=== Directive ===
Locate the lines where "this" occurs and copy them as they stand.

=== Supplied data ===

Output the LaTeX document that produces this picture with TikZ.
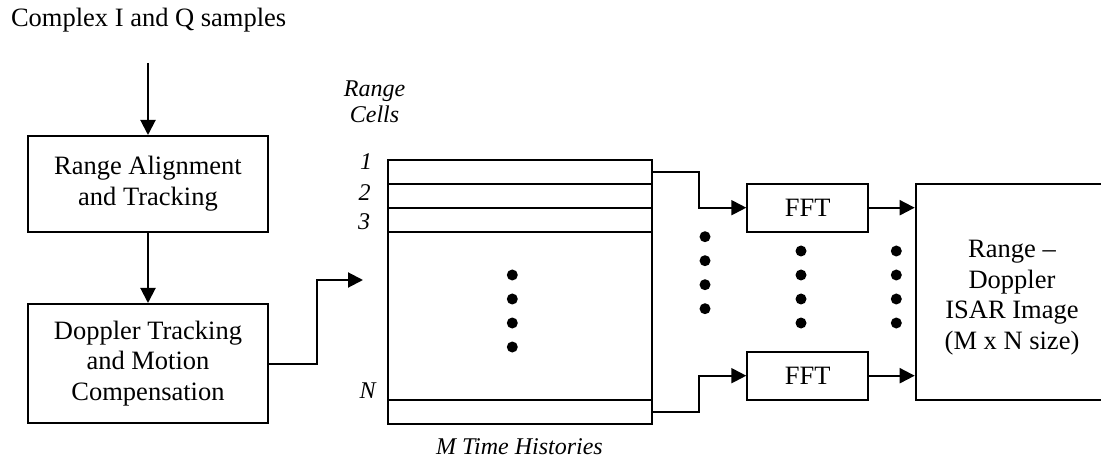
...
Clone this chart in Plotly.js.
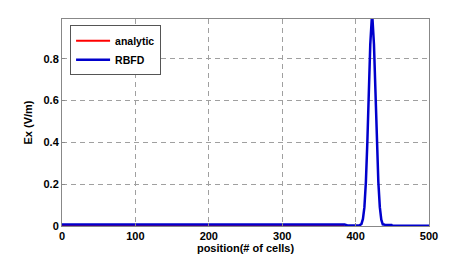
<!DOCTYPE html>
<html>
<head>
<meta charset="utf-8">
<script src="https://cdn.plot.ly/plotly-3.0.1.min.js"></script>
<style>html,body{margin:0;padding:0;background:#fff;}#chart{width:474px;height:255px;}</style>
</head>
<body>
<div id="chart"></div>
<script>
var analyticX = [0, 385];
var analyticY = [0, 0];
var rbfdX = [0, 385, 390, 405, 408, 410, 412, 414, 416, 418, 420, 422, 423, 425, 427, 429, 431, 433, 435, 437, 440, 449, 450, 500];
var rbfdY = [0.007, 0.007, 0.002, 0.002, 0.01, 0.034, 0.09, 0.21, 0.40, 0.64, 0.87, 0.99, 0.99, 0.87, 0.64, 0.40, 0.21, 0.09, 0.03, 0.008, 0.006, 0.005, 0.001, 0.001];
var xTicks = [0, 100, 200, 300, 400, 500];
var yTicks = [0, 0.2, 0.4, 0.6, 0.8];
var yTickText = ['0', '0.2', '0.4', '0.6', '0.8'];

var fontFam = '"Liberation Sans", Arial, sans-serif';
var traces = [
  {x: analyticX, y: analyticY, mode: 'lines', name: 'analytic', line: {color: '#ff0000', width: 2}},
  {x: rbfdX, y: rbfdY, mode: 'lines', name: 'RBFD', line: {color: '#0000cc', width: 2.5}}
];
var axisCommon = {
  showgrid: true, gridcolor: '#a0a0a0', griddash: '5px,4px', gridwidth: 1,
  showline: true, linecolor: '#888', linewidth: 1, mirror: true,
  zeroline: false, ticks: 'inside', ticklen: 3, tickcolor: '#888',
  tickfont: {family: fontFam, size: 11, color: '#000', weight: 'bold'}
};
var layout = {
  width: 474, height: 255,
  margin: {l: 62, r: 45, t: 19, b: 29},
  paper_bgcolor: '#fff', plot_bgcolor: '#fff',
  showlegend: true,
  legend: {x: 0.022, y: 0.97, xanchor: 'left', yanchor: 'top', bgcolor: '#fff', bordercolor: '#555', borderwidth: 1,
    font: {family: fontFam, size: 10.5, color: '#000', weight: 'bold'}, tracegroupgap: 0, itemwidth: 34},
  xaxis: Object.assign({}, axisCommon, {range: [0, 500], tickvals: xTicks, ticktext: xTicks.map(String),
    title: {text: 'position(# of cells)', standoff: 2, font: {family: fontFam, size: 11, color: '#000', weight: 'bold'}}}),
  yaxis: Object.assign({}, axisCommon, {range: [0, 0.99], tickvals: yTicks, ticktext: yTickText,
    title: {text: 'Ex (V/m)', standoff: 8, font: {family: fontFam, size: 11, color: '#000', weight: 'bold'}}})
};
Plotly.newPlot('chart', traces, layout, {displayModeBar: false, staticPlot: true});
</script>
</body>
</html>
==
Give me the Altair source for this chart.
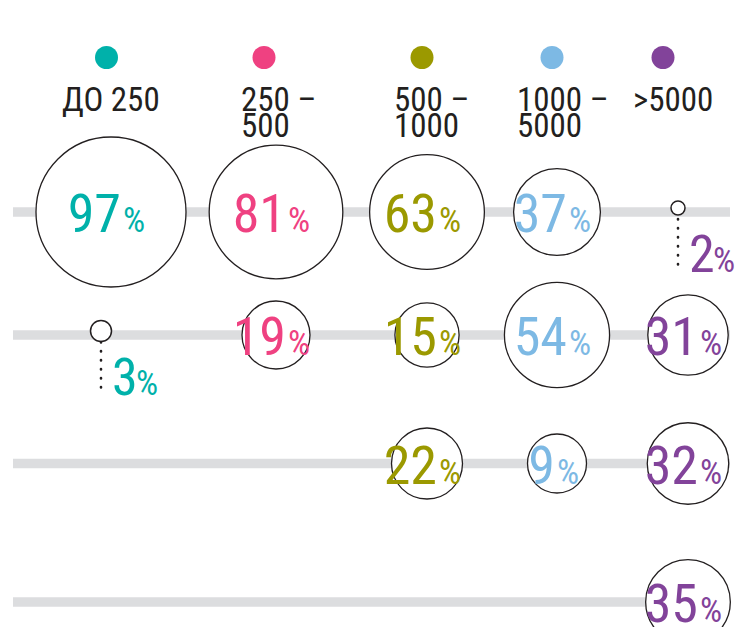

=== Written solution ===
Output the LaTeX document that produces this picture with TikZ.
Clone this chart in Plotly.js.
Give me the Altair source for this chart.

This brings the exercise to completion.